• [WHAT IS EXPECTED]
Below is a listing; reproduce each line of it exactly.

++++++

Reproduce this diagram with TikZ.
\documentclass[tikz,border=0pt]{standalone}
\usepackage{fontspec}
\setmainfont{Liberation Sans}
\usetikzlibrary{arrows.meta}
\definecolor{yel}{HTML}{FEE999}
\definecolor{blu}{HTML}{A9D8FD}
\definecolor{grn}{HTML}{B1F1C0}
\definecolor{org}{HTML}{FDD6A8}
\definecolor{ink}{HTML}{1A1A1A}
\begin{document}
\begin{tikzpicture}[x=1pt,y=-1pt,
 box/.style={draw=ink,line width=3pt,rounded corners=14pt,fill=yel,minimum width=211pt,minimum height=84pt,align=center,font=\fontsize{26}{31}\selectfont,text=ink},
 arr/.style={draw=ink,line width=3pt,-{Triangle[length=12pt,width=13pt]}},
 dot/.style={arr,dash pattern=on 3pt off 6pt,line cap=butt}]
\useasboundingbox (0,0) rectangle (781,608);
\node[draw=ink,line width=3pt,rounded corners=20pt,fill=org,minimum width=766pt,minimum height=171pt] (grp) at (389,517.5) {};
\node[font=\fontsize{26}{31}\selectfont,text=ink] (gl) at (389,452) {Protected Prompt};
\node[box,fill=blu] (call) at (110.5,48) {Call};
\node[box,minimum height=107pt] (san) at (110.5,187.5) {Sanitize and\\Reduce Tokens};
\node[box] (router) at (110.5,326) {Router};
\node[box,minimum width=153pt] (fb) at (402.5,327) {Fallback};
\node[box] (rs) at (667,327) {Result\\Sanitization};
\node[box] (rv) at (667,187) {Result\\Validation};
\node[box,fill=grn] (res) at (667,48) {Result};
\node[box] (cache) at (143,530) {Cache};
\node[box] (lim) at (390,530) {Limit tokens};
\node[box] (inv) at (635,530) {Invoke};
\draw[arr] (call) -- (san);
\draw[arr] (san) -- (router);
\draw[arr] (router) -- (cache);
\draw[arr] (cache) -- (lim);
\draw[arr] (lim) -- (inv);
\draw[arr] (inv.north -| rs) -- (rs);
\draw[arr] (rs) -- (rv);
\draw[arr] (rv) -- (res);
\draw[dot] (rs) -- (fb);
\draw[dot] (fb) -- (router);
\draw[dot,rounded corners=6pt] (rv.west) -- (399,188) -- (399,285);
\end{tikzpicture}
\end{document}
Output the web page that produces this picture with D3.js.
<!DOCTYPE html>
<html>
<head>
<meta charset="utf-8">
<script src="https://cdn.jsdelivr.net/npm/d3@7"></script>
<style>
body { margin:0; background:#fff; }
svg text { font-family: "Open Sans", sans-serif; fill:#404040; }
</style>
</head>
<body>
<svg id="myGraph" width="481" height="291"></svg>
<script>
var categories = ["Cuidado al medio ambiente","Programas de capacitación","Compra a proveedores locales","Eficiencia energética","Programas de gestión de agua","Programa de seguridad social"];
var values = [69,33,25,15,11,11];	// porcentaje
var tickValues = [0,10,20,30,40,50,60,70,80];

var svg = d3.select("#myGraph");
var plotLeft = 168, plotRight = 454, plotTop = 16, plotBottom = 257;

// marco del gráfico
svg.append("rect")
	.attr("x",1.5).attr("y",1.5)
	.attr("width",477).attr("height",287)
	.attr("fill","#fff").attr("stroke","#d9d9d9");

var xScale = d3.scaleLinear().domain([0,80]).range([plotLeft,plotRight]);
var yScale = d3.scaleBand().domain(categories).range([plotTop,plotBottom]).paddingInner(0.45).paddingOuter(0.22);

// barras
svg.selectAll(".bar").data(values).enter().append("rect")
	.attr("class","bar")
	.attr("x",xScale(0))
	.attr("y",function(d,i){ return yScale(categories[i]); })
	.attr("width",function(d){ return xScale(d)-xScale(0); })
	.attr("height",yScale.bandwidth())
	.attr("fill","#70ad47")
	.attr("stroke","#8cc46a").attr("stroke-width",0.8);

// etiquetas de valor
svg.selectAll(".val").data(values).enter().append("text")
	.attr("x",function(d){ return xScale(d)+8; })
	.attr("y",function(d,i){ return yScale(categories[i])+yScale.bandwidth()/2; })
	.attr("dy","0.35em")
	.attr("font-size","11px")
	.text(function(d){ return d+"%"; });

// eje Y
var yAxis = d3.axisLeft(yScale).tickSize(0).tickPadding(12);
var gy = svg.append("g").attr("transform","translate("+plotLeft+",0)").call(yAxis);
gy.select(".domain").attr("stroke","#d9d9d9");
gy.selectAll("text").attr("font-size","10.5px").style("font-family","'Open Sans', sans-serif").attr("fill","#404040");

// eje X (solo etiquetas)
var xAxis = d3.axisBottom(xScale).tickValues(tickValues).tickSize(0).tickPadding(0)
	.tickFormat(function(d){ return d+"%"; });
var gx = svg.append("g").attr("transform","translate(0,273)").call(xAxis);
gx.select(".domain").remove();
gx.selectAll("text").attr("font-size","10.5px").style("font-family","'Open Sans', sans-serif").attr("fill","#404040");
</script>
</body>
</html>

++++++

• [THE ANSWER]
Reproduce this diagram with TikZ.
\documentclass[tikz,border=0pt]{standalone}
\usepackage{fontspec}
\setmainfont{Liberation Sans}
\usetikzlibrary{arrows.meta}
\definecolor{yel}{HTML}{FEE999}
\definecolor{blu}{HTML}{A9D8FD}
\definecolor{grn}{HTML}{B1F1C0}
\definecolor{org}{HTML}{FDD6A8}
\definecolor{ink}{HTML}{1A1A1A}
\begin{document}
\begin{tikzpicture}[x=1pt,y=-1pt,
 box/.style={draw=ink,line width=3pt,rounded corners=14pt,fill=yel,minimum width=211pt,minimum height=84pt,align=center,font=\fontsize{26}{31}\selectfont,text=ink},
 arr/.style={draw=ink,line width=3pt,-{Triangle[length=12pt,width=13pt]}},
 dot/.style={arr,dash pattern=on 3pt off 6pt,line cap=butt}]
\useasboundingbox (0,0) rectangle (781,608);
\node[draw=ink,line width=3pt,rounded corners=20pt,fill=org,minimum width=766pt,minimum height=171pt] (grp) at (389,517.5) {};
\node[font=\fontsize{26}{31}\selectfont,text=ink] (gl) at (389,452) {Protected Prompt};
\node[box,fill=blu] (call) at (110.5,48) {Call};
\node[box,minimum height=107pt] (san) at (110.5,187.5) {Sanitize and\\Reduce Tokens};
\node[box] (router) at (110.5,326) {Router};
\node[box,minimum width=153pt] (fb) at (402.5,327) {Fallback};
\node[box] (rs) at (667,327) {Result\\Sanitization};
\node[box] (rv) at (667,187) {Result\\Validation};
\node[box,fill=grn] (res) at (667,48) {Result};
\node[box] (cache) at (143,530) {Cache};
\node[box] (lim) at (390,530) {Limit tokens};
\node[box] (inv) at (635,530) {Invoke};
\draw[arr] (call) -- (san);
\draw[arr] (san) -- (router);
\draw[arr] (router) -- (cache);
\draw[arr] (cache) -- (lim);
\draw[arr] (lim) -- (inv);
\draw[arr] (inv.north -| rs) -- (rs);
\draw[arr] (rs) -- (rv);
\draw[arr] (rv) -- (res);
\draw[dot] (rs) -- (fb);
\draw[dot] (fb) -- (router);
\draw[dot,rounded corners=6pt] (rv.west) -- (399,188) -- (399,285);
\end{tikzpicture}
\end{document}
Output the web page that produces this picture with D3.js.
<!DOCTYPE html>
<html>
<head>
<meta charset="utf-8">
<script src="https://cdn.jsdelivr.net/npm/d3@7"></script>
<style>
body { margin:0; background:#fff; }
svg text { font-family: "Open Sans", sans-serif; fill:#404040; }
</style>
</head>
<body>
<svg id="myGraph" width="481" height="291"></svg>
<script>
var categories = ["Cuidado al medio ambiente","Programas de capacitación","Compra a proveedores locales","Eficiencia energética","Programas de gestión de agua","Programa de seguridad social"];
var values = [69,33,25,15,11,11];	// porcentaje
var tickValues = [0,10,20,30,40,50,60,70,80];

var svg = d3.select("#myGraph");
var plotLeft = 168, plotRight = 454, plotTop = 16, plotBottom = 257;

// marco del gráfico
svg.append("rect")
	.attr("x",1.5).attr("y",1.5)
	.attr("width",477).attr("height",287)
	.attr("fill","#fff").attr("stroke","#d9d9d9");

var xScale = d3.scaleLinear().domain([0,80]).range([plotLeft,plotRight]);
var yScale = d3.scaleBand().domain(categories).range([plotTop,plotBottom]).paddingInner(0.45).paddingOuter(0.22);

// barras
svg.selectAll(".bar").data(values).enter().append("rect")
	.attr("class","bar")
	.attr("x",xScale(0))
	.attr("y",function(d,i){ return yScale(categories[i]); })
	.attr("width",function(d){ return xScale(d)-xScale(0); })
	.attr("height",yScale.bandwidth())
	.attr("fill","#70ad47")
	.attr("stroke","#8cc46a").attr("stroke-width",0.8);

// etiquetas de valor
svg.selectAll(".val").data(values).enter().append("text")
	.attr("x",function(d){ return xScale(d)+8; })
	.attr("y",function(d,i){ return yScale(categories[i])+yScale.bandwidth()/2; })
	.attr("dy","0.35em")
	.attr("font-size","11px")
	.text(function(d){ return d+"%"; });

// eje Y
var yAxis = d3.axisLeft(yScale).tickSize(0).tickPadding(12);
var gy = svg.append("g").attr("transform","translate("+plotLeft+",0)").call(yAxis);
gy.select(".domain").attr("stroke","#d9d9d9");
gy.selectAll("text").attr("font-size","10.5px").style("font-family","'Open Sans', sans-serif").attr("fill","#404040");

// eje X (solo etiquetas)
var xAxis = d3.axisBottom(xScale).tickValues(tickValues).tickSize(0).tickPadding(0)
	.tickFormat(function(d){ return d+"%"; });
var gx = svg.append("g").attr("transform","translate(0,273)").call(xAxis);
gx.select(".domain").remove();
gx.selectAll("text").attr("font-size","10.5px").style("font-family","'Open Sans', sans-serif").attr("fill","#404040");
</script>
</body>
</html>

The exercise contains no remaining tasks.